Years Ending December 31,
 
Amount
 
 
($ in thousands)
2016
 
$
28,042

2017
 
24,902

2018
 
21,263

2019
 
18,112

2020
 
14,708

Thereafter
 
53,320

Total
 
$
160,347

 

 
Related Party Transactions — In the ordinary course of business, the Company may enter into transactions with various related parties. The Company’s related party transactions were not material for the years ended December 31, 2015 and 2014.

Litigation — The Company is a party to various legal actions arising in the normal course of business. In accordance with ASC 450, Contingencies, the Company accrues reserves for currently outstanding lawsuits, claims, and proceedings when a loss contingency is probable and can be reasonably estimated. The outcome of such legal actions is inherently difficult to predict and it is possible that one or more of the currently pending or threatened legal or regulatory matters could have material adverse effect on the Company’s liquidity, consolidated financial position, and/or results of operations. Based on the information currently available, advice of counsel and established reserves, the Company believes that the eventual outcome of pending legal matters will not individually or in the aggregate have a material adverse effect on the Company’s consolidated financial position. On September 8, 2014, a jury in the case titled “F&F, LLC and 618 Investment, Inc. v.
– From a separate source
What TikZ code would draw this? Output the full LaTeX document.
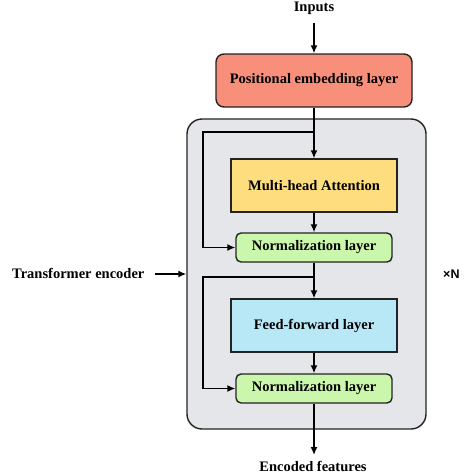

East West Bank,” Superior Court of the State of California for the County of Los Angeles, Case No. BC462714, delivered a verdict in favor of plaintiff F&F, LLC. The case is being appealed.  The litigation accrual was $35.4 million and $31.6 million as of December 31, 2015 and 2014, respectively.

Other Commitments — The Company has commitments to invest in qualified affordable housing partnerships and other tax credit investments qualifying for community reinvestment tax credits or other types of tax credits. These commitments are payable on demand. As of December 31, 2015 and 2014, these commitments were $174.7 million and $114.7 million, respectively. These commitments are included in accrued expenses and other liabilities on the Consolidated Balance Sheets.